题目:
You are a professional robber planning to rob houses along a street. Each house has a certain amount of money stashed, the only constraint stopping you from robbing each of them is that adjacent houses have security system connected and it will automatically contact the police if two adjacent houses were broken into on the same night.
Given a list of non-negative integers representing the amount of money of each house, determine the maximum amount of money you can rob tonight without alerting the police.
Example 1:
Input: [1,2,3,1] Output: 4 Explanation: Rob house 1 (money = 1) and then rob house 3 (money = 3).
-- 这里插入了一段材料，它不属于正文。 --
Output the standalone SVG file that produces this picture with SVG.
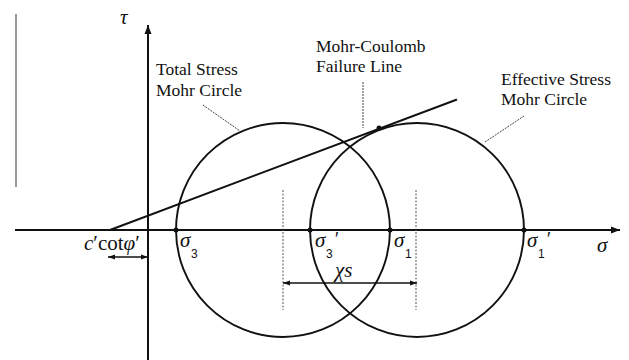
<svg xmlns="http://www.w3.org/2000/svg" width="629" height="360" viewBox="0 0 629 360">
<style>
.ax{stroke:#111;stroke-width:2;fill:none}
.cir{stroke:#111;stroke-width:1.9;fill:none}
.fl{stroke:#111;stroke-width:1.9;fill:none}
.lead{stroke:#444;stroke-width:1;stroke-dasharray:2 1;fill:none}
.dash{stroke:#555;stroke-width:1;stroke-dasharray:2 1.5;fill:none}
.dim{stroke:#111;stroke-width:1.6;fill:none}
.lbl{font-family:"Liberation Serif","Times New Roman",serif;font-size:17.5px;fill:#111}
.gk{font-family:"Liberation Serif","Times New Roman",serif;font-style:italic;font-size:21px;fill:#111}
.sub{font-family:"Liberation Sans",Arial,sans-serif;font-size:12px;fill:#111}
.pr{font-family:"Liberation Sans",Arial,sans-serif;font-size:18px;fill:#111}
.dot{fill:#111}
</style>
<defs>
<marker id="ah" markerUnits="userSpaceOnUse" markerWidth="10" markerHeight="8" refX="9" refY="4" orient="auto-start-reverse">
<path d="M0,0.5 L9,4 L0,7.5 Z" fill="#111"/>
</marker>
<marker id="ahs" markerUnits="userSpaceOnUse" markerWidth="8" markerHeight="6" refX="7" refY="3" orient="auto-start-reverse">
<path d="M0,0.5 L7,3 L0,5.5 Z" fill="#111"/>
</marker>
</defs>
<line x1="16" y1="14" x2="16" y2="187" stroke="#777" stroke-width="1.5"/>
<g id="sigma-axis">
<line class="ax" x1="15" y1="230" x2="620" y2="230" marker-end="url(#ah)"/>
<text class="gk" x="597" y="252">σ</text>
</g>
<g id="tau-axis">
<line class="ax" x1="148" y1="360" x2="148" y2="25" marker-end="url(#ah)"/>
<text class="gk" x="120" y="24">τ</text>
</g>
<g id="total-circle">
<circle class="cir" cx="283" cy="230" r="107"/>
</g>
<g id="effective-circle">
<circle class="cir" cx="417" cy="230" r="107"/>
</g>
<g id="failure-line">
<line class="fl" x1="110" y1="230" x2="457" y2="99.5"/>
<circle class="dot" cx="379" cy="128" r="2.5"/>
</g>
<g id="points">
<circle class="dot" cx="176" cy="230" r="2.5"/>
<circle class="dot" cx="310" cy="230" r="2.5"/>
<circle class="dot" cx="390" cy="230" r="2.5"/>
<circle class="dot" cx="524" cy="230" r="2.5"/>
</g>
<g id="label-s3">
<text class="gk" x="180" y="247">σ</text><text class="sub" x="191" y="258">3</text>
</g>
<g id="label-s3p">
<text class="gk" x="315" y="247">σ</text><text class="sub" x="326" y="258">3</text><text class="pr" x="335" y="245">′</text>
</g>
<g id="label-s1">
<text class="gk" x="394" y="247">σ</text><text class="sub" x="405" y="258">1</text>
</g>
<g id="label-s1p">
<text class="gk" x="527" y="247">σ</text><text class="sub" x="538" y="258">1</text><text class="pr" x="547" y="245">′</text>
</g>
<g id="label-total">
<text class="lbl" x="156" y="75">Total Stress</text>
<text class="lbl" x="156" y="96">Mohr Circle</text>
</g>
<g id="label-mc">
<text class="lbl" x="316" y="52">Mohr-Coulomb</text>
<text class="lbl" x="316" y="72">Failure Line</text>
</g>
<g id="label-eff">
<text class="lbl" x="501" y="85">Effective Stress</text>
<text class="lbl" x="501" y="105">Mohr Circle</text>
</g>
<g id="label-c">
<text class="gk" x="84" y="250" font-size="22">c<tspan font-style="normal">′cot</tspan>φ<tspan font-style="normal">′</tspan></text>
</g>
<g id="label-chis">
<text class="gk" x="335" y="277">χs</text>
</g>
<g id="connectors">
<line class="lead" x1="203" y1="105" x2="240" y2="131"/>
<line class="lead" x1="363" y1="82" x2="363" y2="128"/>
<line class="lead" x1="524" y1="116" x2="485" y2="142"/>
<line class="dash" x1="283" y1="190" x2="283" y2="310"/>
<line class="dash" x1="416" y1="190" x2="416" y2="310"/>
<line class="dim" x1="108" y1="257" x2="148" y2="257" marker-start="url(#ahs)" marker-end="url(#ahs)"/>
<line class="dim" x1="283" y1="283" x2="417" y2="283" marker-start="url(#ahs)" marker-end="url(#ahs)"/>
</g>
</svg>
Total amount you can rob = 1 + 3 = 4.
Example 2:
Input: [2,7,9,3,1] Output: 12 Explanation: Rob house 1 (money = 2), rob house 3 (money = 9) and rob house 5 (money = 1). Total amount you can rob = 2 + 9 + 1 = 12.
思路:
从第一间屋开始,小偷有两个选择,一是偷这间屋,则不能偷第二间,下一次偷只能从第三间屋开始。
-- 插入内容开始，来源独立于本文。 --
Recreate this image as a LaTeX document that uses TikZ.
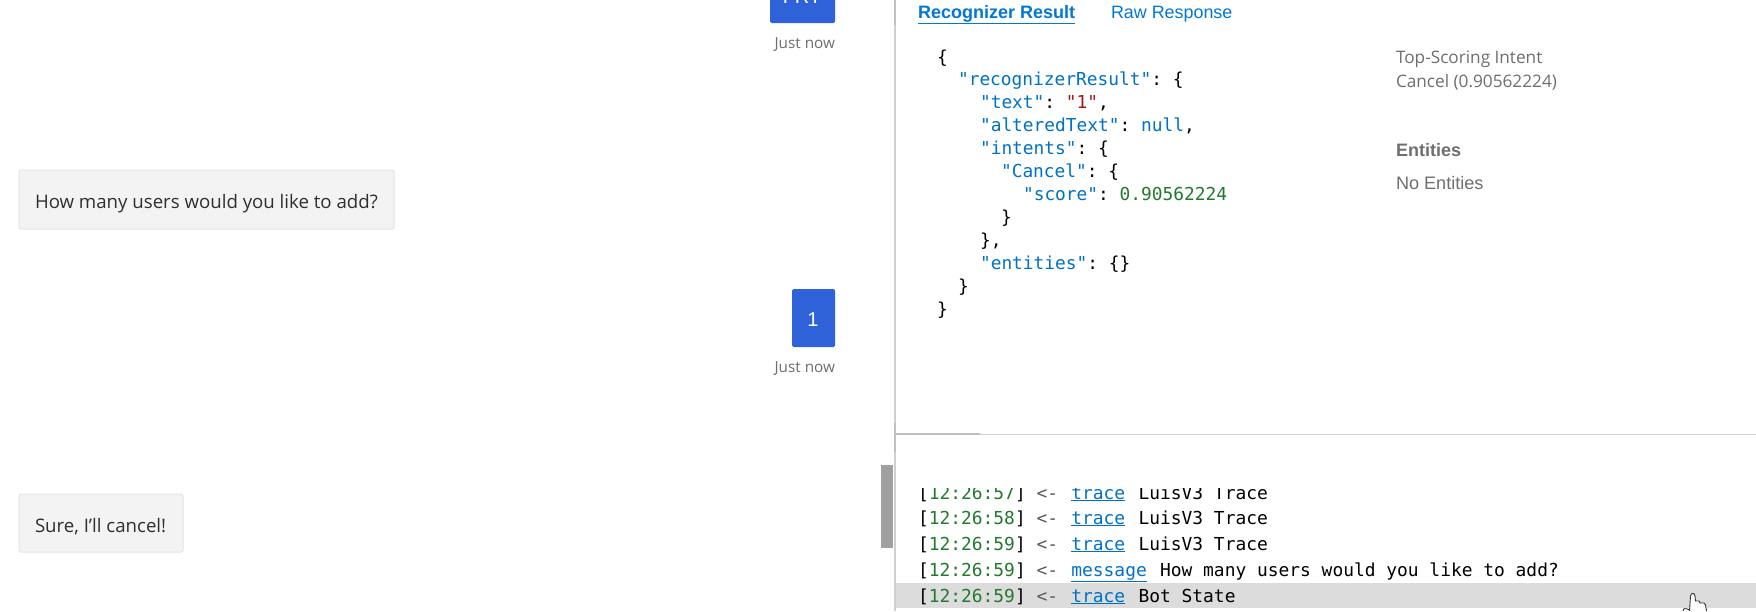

如果不偷第一间屋的话,可以从第二间屋开始偷。对于当前的每一间屋都是这样,所以从这间屋开始可以偷的最大钱应该是
int rob_ = nums[index] + canRob(nums, index + 2);
int notrob = canRob(nums, index + 1);
max(rob_, notrob)这是能偷的最多的钱。
代码:(超时了)
#include<limits.h>
class Solution {
public:
int rob(vector<int>& nums) {
return canRob(nums, 0);
}
int canRob(vector<int>& nums, int index){
if(index >= nums.size()) return 0;
else if(index == nums.size() - 1) return nums[nums.size() - 1];
else{
int rob_ = nums[index] + canRob(nums, index + 2);
int notrob = canRob(nums, index + 1);
return max(rob_, notrob);
}
}
};
改进:(用到动态规划,因为上面递归过程实际上有一部分是被重复计算了)
class Solution:
def rob(self, nums):
"""
:type nums: List[int]
:rtype: int
"""
if len(nums) == 1:
return nums[0]
if len(nums) == 0:
return 0
i = 2
length = len(nums)
nums[1] = nums[0] if nums[0] > nums[1] else nums[1]
while i < length:
nums[i] = max(nums[i]+nums[i-2], nums[i-1])
i += 1
return max(nums[i-2], nums[i-1])